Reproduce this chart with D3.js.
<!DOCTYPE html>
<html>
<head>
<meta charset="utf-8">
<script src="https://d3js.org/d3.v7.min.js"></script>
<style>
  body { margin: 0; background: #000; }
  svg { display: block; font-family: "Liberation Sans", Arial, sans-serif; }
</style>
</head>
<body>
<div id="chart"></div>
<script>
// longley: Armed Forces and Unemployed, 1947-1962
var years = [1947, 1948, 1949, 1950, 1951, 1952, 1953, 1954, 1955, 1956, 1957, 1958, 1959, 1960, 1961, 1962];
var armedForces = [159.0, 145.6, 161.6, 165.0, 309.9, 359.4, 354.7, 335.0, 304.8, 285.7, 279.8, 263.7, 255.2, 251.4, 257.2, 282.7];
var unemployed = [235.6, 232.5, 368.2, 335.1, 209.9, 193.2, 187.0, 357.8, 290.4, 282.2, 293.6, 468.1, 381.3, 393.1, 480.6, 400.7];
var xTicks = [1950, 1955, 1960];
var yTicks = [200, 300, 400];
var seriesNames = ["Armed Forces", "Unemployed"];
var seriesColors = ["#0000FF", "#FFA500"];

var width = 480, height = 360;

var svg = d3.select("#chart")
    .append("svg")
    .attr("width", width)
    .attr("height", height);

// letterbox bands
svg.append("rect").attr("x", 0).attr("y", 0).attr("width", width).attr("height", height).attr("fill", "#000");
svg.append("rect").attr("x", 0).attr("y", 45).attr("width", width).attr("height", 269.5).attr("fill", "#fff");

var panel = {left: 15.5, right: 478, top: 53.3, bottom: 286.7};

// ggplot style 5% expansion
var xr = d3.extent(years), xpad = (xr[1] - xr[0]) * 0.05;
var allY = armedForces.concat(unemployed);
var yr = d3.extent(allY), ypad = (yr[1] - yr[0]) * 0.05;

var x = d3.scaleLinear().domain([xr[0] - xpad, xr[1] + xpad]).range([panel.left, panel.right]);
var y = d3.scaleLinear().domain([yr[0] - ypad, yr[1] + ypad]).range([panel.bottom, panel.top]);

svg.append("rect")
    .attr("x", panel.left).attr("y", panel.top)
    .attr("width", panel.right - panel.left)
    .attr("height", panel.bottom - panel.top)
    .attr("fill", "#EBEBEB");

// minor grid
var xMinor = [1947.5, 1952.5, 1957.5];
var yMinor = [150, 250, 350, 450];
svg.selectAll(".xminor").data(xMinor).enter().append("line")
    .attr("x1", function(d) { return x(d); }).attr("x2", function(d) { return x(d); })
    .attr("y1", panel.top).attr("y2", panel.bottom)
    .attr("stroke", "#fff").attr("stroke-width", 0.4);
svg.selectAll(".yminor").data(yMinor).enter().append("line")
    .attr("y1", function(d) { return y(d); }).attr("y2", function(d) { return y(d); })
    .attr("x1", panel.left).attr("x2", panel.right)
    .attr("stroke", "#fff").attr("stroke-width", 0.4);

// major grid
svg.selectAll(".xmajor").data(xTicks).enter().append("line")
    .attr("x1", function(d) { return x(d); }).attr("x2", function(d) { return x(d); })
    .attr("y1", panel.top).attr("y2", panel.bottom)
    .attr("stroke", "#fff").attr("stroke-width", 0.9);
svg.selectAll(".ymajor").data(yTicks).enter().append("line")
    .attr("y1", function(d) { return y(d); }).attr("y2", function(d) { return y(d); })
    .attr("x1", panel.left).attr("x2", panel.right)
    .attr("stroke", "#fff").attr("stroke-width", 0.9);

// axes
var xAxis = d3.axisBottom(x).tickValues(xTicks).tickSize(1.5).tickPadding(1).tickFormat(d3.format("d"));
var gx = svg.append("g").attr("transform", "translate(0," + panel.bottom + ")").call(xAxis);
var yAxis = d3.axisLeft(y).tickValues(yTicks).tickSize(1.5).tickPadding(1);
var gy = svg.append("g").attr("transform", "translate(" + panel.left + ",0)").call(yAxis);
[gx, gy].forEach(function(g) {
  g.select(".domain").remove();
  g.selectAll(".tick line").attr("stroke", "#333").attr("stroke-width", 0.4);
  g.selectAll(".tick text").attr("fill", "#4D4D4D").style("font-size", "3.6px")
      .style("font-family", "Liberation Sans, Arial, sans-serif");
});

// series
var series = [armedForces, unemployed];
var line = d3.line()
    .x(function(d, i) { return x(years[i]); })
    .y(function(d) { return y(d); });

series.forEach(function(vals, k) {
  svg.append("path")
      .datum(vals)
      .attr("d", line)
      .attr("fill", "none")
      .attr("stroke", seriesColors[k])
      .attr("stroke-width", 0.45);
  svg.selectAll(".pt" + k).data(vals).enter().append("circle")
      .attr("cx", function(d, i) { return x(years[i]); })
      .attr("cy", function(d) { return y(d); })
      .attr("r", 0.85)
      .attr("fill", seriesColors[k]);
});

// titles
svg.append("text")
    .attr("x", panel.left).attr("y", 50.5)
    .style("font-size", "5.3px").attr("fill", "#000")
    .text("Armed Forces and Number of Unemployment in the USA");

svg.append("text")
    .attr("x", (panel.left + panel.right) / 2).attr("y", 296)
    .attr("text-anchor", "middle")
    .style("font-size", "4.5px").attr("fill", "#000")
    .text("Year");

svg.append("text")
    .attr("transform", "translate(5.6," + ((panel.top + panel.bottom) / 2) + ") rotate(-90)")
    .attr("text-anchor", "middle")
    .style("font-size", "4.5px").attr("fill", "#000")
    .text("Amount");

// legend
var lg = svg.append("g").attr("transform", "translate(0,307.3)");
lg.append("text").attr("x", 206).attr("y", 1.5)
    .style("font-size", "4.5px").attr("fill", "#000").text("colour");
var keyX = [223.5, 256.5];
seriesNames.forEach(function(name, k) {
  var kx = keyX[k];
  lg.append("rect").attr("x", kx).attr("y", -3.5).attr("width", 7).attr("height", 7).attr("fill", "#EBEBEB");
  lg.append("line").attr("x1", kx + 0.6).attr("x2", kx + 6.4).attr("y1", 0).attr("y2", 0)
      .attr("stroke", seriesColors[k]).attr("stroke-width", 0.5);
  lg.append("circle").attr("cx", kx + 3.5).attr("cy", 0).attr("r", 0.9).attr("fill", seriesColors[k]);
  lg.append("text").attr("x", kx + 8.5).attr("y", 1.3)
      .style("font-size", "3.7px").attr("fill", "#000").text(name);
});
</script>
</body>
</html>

..............................

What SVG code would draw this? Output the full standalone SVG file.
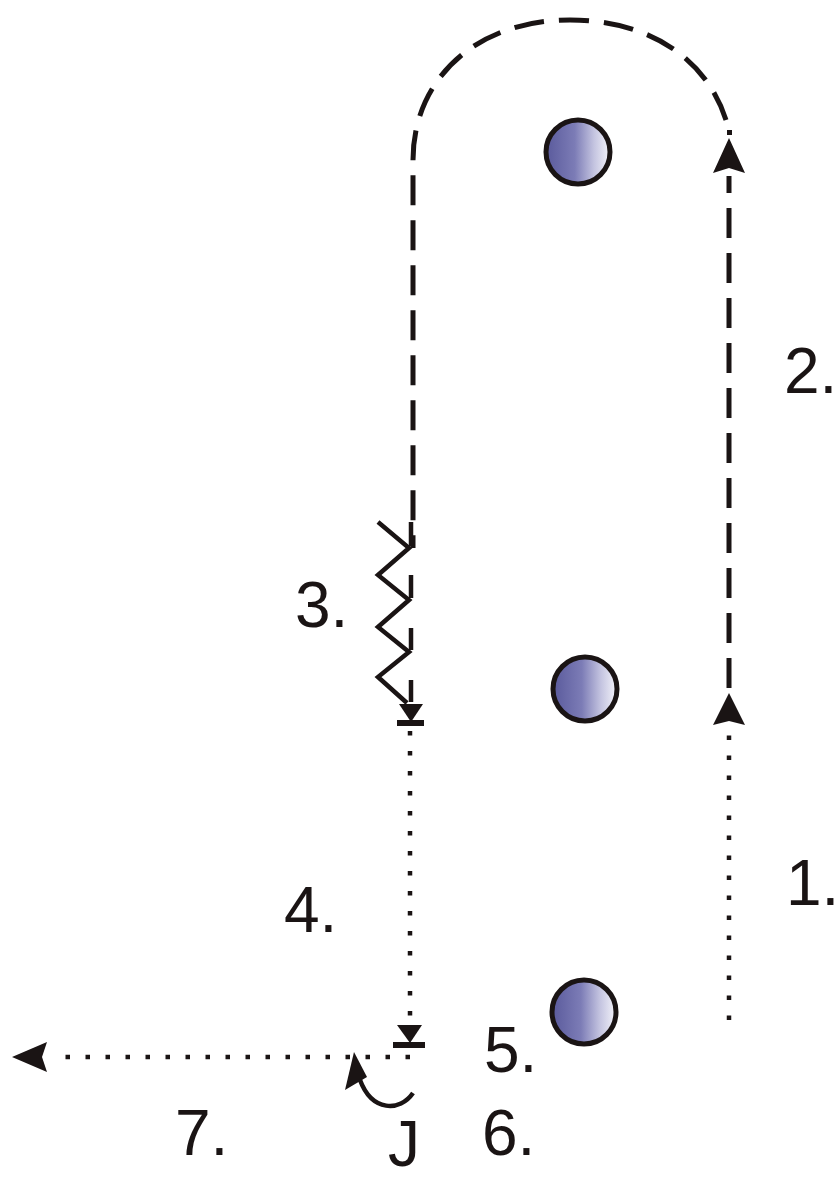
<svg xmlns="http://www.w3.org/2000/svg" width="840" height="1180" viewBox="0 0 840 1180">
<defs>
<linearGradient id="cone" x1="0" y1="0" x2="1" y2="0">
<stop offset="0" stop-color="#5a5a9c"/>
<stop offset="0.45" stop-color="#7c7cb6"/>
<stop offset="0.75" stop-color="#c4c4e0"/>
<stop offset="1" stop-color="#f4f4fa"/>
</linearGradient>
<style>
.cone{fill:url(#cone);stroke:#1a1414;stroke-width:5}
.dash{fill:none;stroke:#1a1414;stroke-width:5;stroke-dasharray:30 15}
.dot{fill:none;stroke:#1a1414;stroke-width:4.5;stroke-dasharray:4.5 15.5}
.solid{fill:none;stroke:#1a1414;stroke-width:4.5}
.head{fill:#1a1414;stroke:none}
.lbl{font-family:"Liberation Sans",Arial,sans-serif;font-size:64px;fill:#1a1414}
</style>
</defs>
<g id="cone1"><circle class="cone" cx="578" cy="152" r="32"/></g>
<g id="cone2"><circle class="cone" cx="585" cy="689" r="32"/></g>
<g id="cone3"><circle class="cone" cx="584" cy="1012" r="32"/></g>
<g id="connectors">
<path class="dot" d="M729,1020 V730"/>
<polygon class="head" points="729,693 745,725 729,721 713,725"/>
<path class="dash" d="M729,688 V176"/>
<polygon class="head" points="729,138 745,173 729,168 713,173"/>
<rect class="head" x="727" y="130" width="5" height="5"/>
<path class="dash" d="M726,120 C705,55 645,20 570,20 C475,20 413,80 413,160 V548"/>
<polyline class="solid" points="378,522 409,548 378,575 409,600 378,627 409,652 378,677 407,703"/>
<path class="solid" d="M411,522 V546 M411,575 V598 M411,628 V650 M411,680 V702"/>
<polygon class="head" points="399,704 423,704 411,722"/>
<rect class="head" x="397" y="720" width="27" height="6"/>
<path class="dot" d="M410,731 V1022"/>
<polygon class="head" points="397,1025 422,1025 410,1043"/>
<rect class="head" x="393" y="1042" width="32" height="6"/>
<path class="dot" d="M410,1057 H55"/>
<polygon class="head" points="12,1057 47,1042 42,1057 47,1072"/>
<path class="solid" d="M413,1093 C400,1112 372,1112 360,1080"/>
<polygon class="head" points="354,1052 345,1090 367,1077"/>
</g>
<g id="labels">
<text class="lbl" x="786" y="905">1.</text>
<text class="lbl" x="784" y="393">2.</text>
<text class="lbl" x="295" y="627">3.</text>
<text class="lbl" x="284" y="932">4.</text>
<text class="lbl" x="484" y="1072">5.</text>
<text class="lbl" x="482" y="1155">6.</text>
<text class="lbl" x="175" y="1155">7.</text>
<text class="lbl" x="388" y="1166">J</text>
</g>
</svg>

..............................

=== What to work on ===
Only the lines from the line with "Reproduce this chart with D3.js." to the line with "var y = d3.scaleLinear().domain([yr[0]", inclusive, are to be printed, exactly as they appear.

=== Answer for the task ===
Reproduce this chart with D3.js.
<!DOCTYPE html>
<html>
<head>
<meta charset="utf-8">
<script src="https://d3js.org/d3.v7.min.js"></script>
<style>
  body { margin: 0; background: #000; }
  svg { display: block; font-family: "Liberation Sans", Arial, sans-serif; }
</style>
</head>
<body>
<div id="chart"></div>
<script>
// longley: Armed Forces and Unemployed, 1947-1962
var years = [1947, 1948, 1949, 1950, 1951, 1952, 1953, 1954, 1955, 1956, 1957, 1958, 1959, 1960, 1961, 1962];
var armedForces = [159.0, 145.6, 161.6, 165.0, 309.9, 359.4, 354.7, 335.0, 304.8, 285.7, 279.8, 263.7, 255.2, 251.4, 257.2, 282.7];
var unemployed = [235.6, 232.5, 368.2, 335.1, 209.9, 193.2, 187.0, 357.8, 290.4, 282.2, 293.6, 468.1, 381.3, 393.1, 480.6, 400.7];
var xTicks = [1950, 1955, 1960];
var yTicks = [200, 300, 400];
var seriesNames = ["Armed Forces", "Unemployed"];
var seriesColors = ["#0000FF", "#FFA500"];

var width = 480, height = 360;

var svg = d3.select("#chart")
    .append("svg")
    .attr("width", width)
    .attr("height", height);

// letterbox bands
svg.append("rect").attr("x", 0).attr("y", 0).attr("width", width).attr("height", height).attr("fill", "#000");
svg.append("rect").attr("x", 0).attr("y", 45).attr("width", width).attr("height", 269.5).attr("fill", "#fff");

var panel = {left: 15.5, right: 478, top: 53.3, bottom: 286.7};

// ggplot style 5% expansion
var xr = d3.extent(years), xpad = (xr[1] - xr[0]) * 0.05;
var allY = armedForces.concat(unemployed);
var yr = d3.extent(allY), ypad = (yr[1] - yr[0]) * 0.05;

var x = d3.scaleLinear().domain([xr[0] - xpad, xr[1] + xpad]).range([panel.left, panel.right]);
var y = d3.scaleLinear().domain([yr[0] - ypad, yr[1] + ypad]).range([panel.bottom, panel.top]);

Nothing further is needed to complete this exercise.